[Code that draws figures]
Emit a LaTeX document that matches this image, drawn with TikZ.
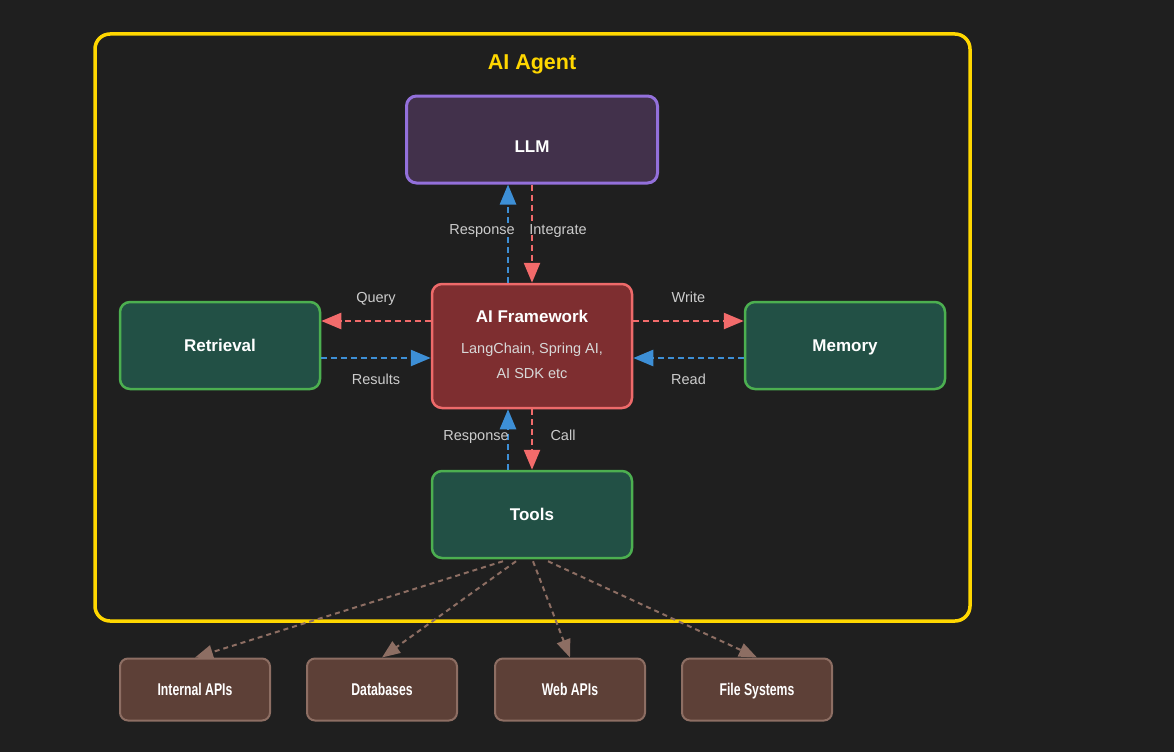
\documentclass[tikz,border=0pt]{standalone}
\usepackage{fontspec}
\usepackage{graphicx}
\setmainfont{Liberation Sans}
\usetikzlibrary{arrows.meta}
\definecolor{bg}{HTML}{1F1F1F}
\definecolor{gold}{HTML}{FFD700}
\definecolor{llmfill}{HTML}{42314B}
\definecolor{llmline}{HTML}{9370DB}
\definecolor{fwfill}{HTML}{7E2E30}
\definecolor{fwline}{HTML}{EE6A6A}
\definecolor{grfill}{HTML}{225045}
\definecolor{grline}{HTML}{4CAF50}
\definecolor{brfill}{HTML}{5D4037}
\definecolor{brline}{HTML}{8D6E63}
\definecolor{bluearr}{HTML}{3D8FD6}
\definecolor{redarr}{HTML}{F26B6B}
\definecolor{lblgray}{HTML}{CCCCCC}
\definecolor{subgray}{HTML}{D8D8D8}
\newcommand\fwsubfont{\fontsize{14.5}{25}\selectfont\mdseries\color{subgray}}
\tikzset{
  boxbase/.style={rectangle, rounded corners=10pt, inner sep=0pt, line width=2.5pt, text=white,
    font=\fontsize{17}{20}\selectfont\bfseries},
  box/.style={boxbase, text height=12.2pt, text depth=0pt},
  llmbox/.style={box, fill=llmfill, draw=llmline, line width=3pt, minimum width=251pt, minimum height=87pt},
  fwbox/.style={boxbase, fill=fwfill, draw=fwline, minimum width=200pt, minimum height=124pt},
  grbox/.style={box, fill=grfill, draw=grline, minimum width=200pt, minimum height=87pt},
  brbox/.style={box, fill=brfill, draw=brline, line width=2pt, rounded corners=8pt, minimum width=150pt, minimum height=62pt},
  agentbox/.style={rectangle, rounded corners=15pt, draw=gold, line width=3.5pt, minimum width=875pt, minimum height=587pt, inner sep=0pt},
  titletext/.style={text=gold, font=\fontsize{21.5}{24}\selectfont\bfseries, anchor=base, inner sep=0pt},
  lbl/.style={text=lblgray, font=\fontsize{14.5}{17}\selectfont, inner sep=1pt, text height=10.5pt, text depth=0pt},
  lblbg/.style={lbl, fill=bg},
  redflow/.style={draw=redarr, line width=2.5pt, dash pattern=on 6pt off 4pt, -{Triangle[length=20pt,width=16pt]}},
  blueflow/.style={draw=bluearr, line width=2.5pt, dash pattern=on 6pt off 4pt, -{Triangle[length=20pt,width=16pt]}},
  brflow/.style={draw=brline, line width=2pt, dash pattern=on 5pt off 4pt, -{Triangle[length=18pt,width=14pt]}},
}
\begin{document}
\begin{tikzpicture}[x=1pt,y=-1pt]
\fill[bg] (0,0) rectangle (1174,752);
\node[agentbox] (agent) at (532.5,327.5) {};
\node[titletext] (title) at (532,70) {AI Agent};
\node[llmbox] (llm) at (532,139.5) {\raisebox{-6.5pt}[0pt][0pt]{LLM}};
\node[fwbox] (fw) at (532,346) {\raisebox{3pt}{\begin{tabular}{@{}c@{}}AI Framework\\[11pt]\fwsubfont LangChain, Spring AI,\\[5pt]\fwsubfont AI SDK etc\end{tabular}}};
\node[grbox] (ret) at (220,345.5) {Retrieval};
\node[grbox] (mem) at (845,345.5) {Memory};
\node[grbox] (tools) at (532,514.5) {Tools};
\node[brbox] (iapi) at (195,689.5) {\scalebox{0.72}[1]{Internal APIs}};
\node[brbox] (db) at (382,689.5) {\scalebox{0.72}[1]{Databases}};
\node[brbox] (wapi) at (570,689.5) {\scalebox{0.72}[1]{Web APIs}};
\node[brbox] (fs) at (757,689.5) {\scalebox{0.72}[1]{File Systems}};
% LLM <-> framework
\draw[blueflow] ([xshift=-24pt]fw.north) -- ([xshift=-24pt]llm.south)
  node[lblbg, pos=0.545, xshift=-26pt] {Response};
\draw[redflow] (llm.south) -- (fw.north)
  node[lblbg, pos=0.455, xshift=26pt] {Integrate};
% Retrieval
\draw[redflow] ([yshift=25pt]fw.west) -- ([yshift=24.5pt]ret.east)
  node[lbl, midway, yshift=23.5pt] {Query};
\draw[blueflow] ([yshift=-12.5pt]ret.east) -- ([yshift=-12pt]fw.west)
  node[lbl, midway, yshift=-21pt] {Results};
% Memory
\draw[redflow] ([yshift=25pt]fw.east) -- ([yshift=24.5pt]mem.west)
  node[lbl, midway, yshift=23.5pt] {Write};
\draw[blueflow] ([yshift=-12.5pt]mem.west) -- ([yshift=-12pt]fw.east)
  node[lbl, midway, yshift=-21pt] {Read};
% Tools
\draw[blueflow] ([xshift=-24pt]tools.north) -- ([xshift=-24pt]fw.south);
\draw[redflow] (fw.south) -- (tools.north);
\node[lbl] (resp2) at (476,435) {Response};
\node[lbl] (call) at (563,435) {Call};
% External
\draw[brflow] ([xshift=-29pt,yshift=-2pt]tools.south) -- (iapi.north);
\draw[brflow] ([xshift=-16pt,yshift=-2pt]tools.south) -- (db.north);
\draw[brflow] ([xshift=1pt,yshift=-2pt]tools.south) -- (wapi.north);
\draw[brflow] ([xshift=16pt,yshift=-2pt]tools.south) -- (fs.north);
\end{tikzpicture}
\end{document}
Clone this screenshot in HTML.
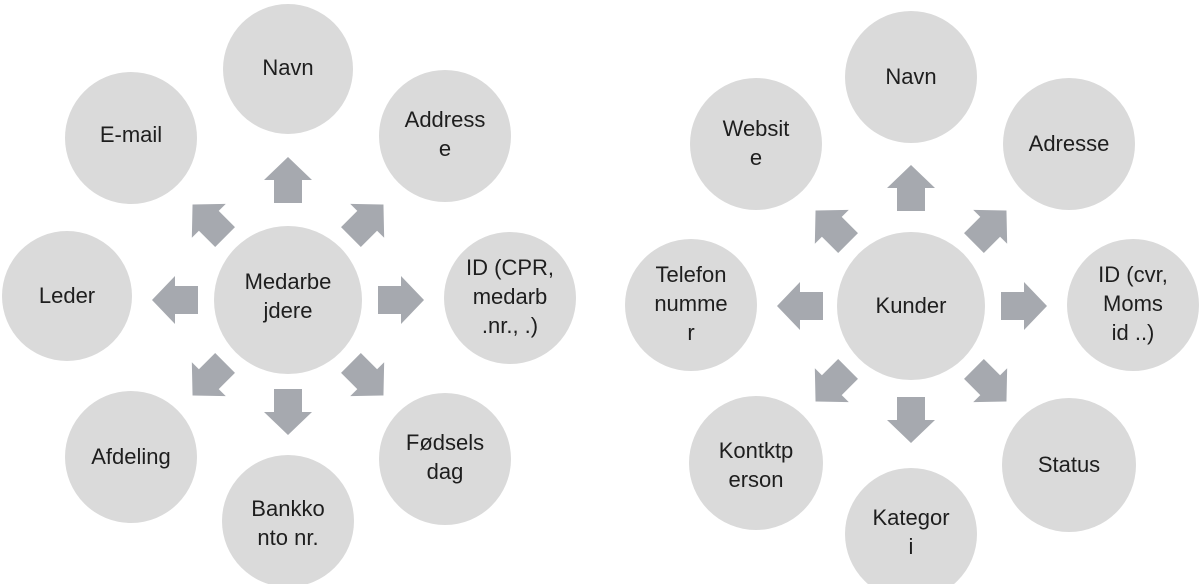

**Direction:**
In your copy, repeat each record exactly and include no pictures.

**Written solution:**
Emit a LaTeX document that matches this image, drawn with TikZ.
\documentclass[tikz,border=0pt]{standalone}
\usepackage{fontspec}
\usepackage{graphicx}
\setmainfont{Liberation Sans}
\usetikzlibrary{arrows.meta}
\definecolor{bg}{HTML}{1F1F1F}
\definecolor{gold}{HTML}{FFD700}
\definecolor{llmfill}{HTML}{42314B}
\definecolor{llmline}{HTML}{9370DB}
\definecolor{fwfill}{HTML}{7E2E30}
\definecolor{fwline}{HTML}{EE6A6A}
\definecolor{grfill}{HTML}{225045}
\definecolor{grline}{HTML}{4CAF50}
\definecolor{brfill}{HTML}{5D4037}
\definecolor{brline}{HTML}{8D6E63}
\definecolor{bluearr}{HTML}{3D8FD6}
\definecolor{redarr}{HTML}{F26B6B}
\definecolor{lblgray}{HTML}{CCCCCC}
\definecolor{subgray}{HTML}{D8D8D8}
\newcommand\fwsubfont{\fontsize{14.5}{25}\selectfont\mdseries\color{subgray}}
\tikzset{
  boxbase/.style={rectangle, rounded corners=10pt, inner sep=0pt, line width=2.5pt, text=white,
    font=\fontsize{17}{20}\selectfont\bfseries},
  box/.style={boxbase, text height=12.2pt, text depth=0pt},
  llmbox/.style={box, fill=llmfill, draw=llmline, line width=3pt, minimum width=251pt, minimum height=87pt},
  fwbox/.style={boxbase, fill=fwfill, draw=fwline, minimum width=200pt, minimum height=124pt},
  grbox/.style={box, fill=grfill, draw=grline, minimum width=200pt, minimum height=87pt},
  brbox/.style={box, fill=brfill, draw=brline, line width=2pt, rounded corners=8pt, minimum width=150pt, minimum height=62pt},
  agentbox/.style={rectangle, rounded corners=15pt, draw=gold, line width=3.5pt, minimum width=875pt, minimum height=587pt, inner sep=0pt},
  titletext/.style={text=gold, font=\fontsize{21.5}{24}\selectfont\bfseries, anchor=base, inner sep=0pt},
  lbl/.style={text=lblgray, font=\fontsize{14.5}{17}\selectfont, inner sep=1pt, text height=10.5pt, text depth=0pt},
  lblbg/.style={lbl, fill=bg},
  redflow/.style={draw=redarr, line width=2.5pt, dash pattern=on 6pt off 4pt, -{Triangle[length=20pt,width=16pt]}},
  blueflow/.style={draw=bluearr, line width=2.5pt, dash pattern=on 6pt off 4pt, -{Triangle[length=20pt,width=16pt]}},
  brflow/.style={draw=brline, line width=2pt, dash pattern=on 5pt off 4pt, -{Triangle[length=18pt,width=14pt]}},
}
\begin{document}
\begin{tikzpicture}[x=1pt,y=-1pt]
\fill[bg] (0,0) rectangle (1174,752);
\node[agentbox] (agent) at (532.5,327.5) {};
\node[titletext] (title) at (532,70) {AI Agent};
\node[llmbox] (llm) at (532,139.5) {\raisebox{-6.5pt}[0pt][0pt]{LLM}};
\node[fwbox] (fw) at (532,346) {\raisebox{3pt}{\begin{tabular}{@{}c@{}}AI Framework\\[11pt]\fwsubfont LangChain, Spring AI,\\[5pt]\fwsubfont AI SDK etc\end{tabular}}};
\node[grbox] (ret) at (220,345.5) {Retrieval};
\node[grbox] (mem) at (845,345.5) {Memory};
\node[grbox] (tools) at (532,514.5) {Tools};
\node[brbox] (iapi) at (195,689.5) {\scalebox{0.72}[1]{Internal APIs}};
\node[brbox] (db) at (382,689.5) {\scalebox{0.72}[1]{Databases}};
\node[brbox] (wapi) at (570,689.5) {\scalebox{0.72}[1]{Web APIs}};
\node[brbox] (fs) at (757,689.5) {\scalebox{0.72}[1]{File Systems}};
% LLM <-> framework
\draw[blueflow] ([xshift=-24pt]fw.north) -- ([xshift=-24pt]llm.south)
  node[lblbg, pos=0.545, xshift=-26pt] {Response};
\draw[redflow] (llm.south) -- (fw.north)
  node[lblbg, pos=0.455, xshift=26pt] {Integrate};
% Retrieval
\draw[redflow] ([yshift=25pt]fw.west) -- ([yshift=24.5pt]ret.east)
  node[lbl, midway, yshift=23.5pt] {Query};
\draw[blueflow] ([yshift=-12.5pt]ret.east) -- ([yshift=-12pt]fw.west)
  node[lbl, midway, yshift=-21pt] {Results};
% Memory
\draw[redflow] ([yshift=25pt]fw.east) -- ([yshift=24.5pt]mem.west)
  node[lbl, midway, yshift=23.5pt] {Write};
\draw[blueflow] ([yshift=-12.5pt]mem.west) -- ([yshift=-12pt]fw.east)
  node[lbl, midway, yshift=-21pt] {Read};
% Tools
\draw[blueflow] ([xshift=-24pt]tools.north) -- ([xshift=-24pt]fw.south);
\draw[redflow] (fw.south) -- (tools.north);
\node[lbl] (resp2) at (476,435) {Response};
\node[lbl] (call) at (563,435) {Call};
% External
\draw[brflow] ([xshift=-29pt,yshift=-2pt]tools.south) -- (iapi.north);
\draw[brflow] ([xshift=-16pt,yshift=-2pt]tools.south) -- (db.north);
\draw[brflow] ([xshift=1pt,yshift=-2pt]tools.south) -- (wapi.north);
\draw[brflow] ([xshift=16pt,yshift=-2pt]tools.south) -- (fs.north);
\end{tikzpicture}
\end{document}
Clone this screenshot in HTML.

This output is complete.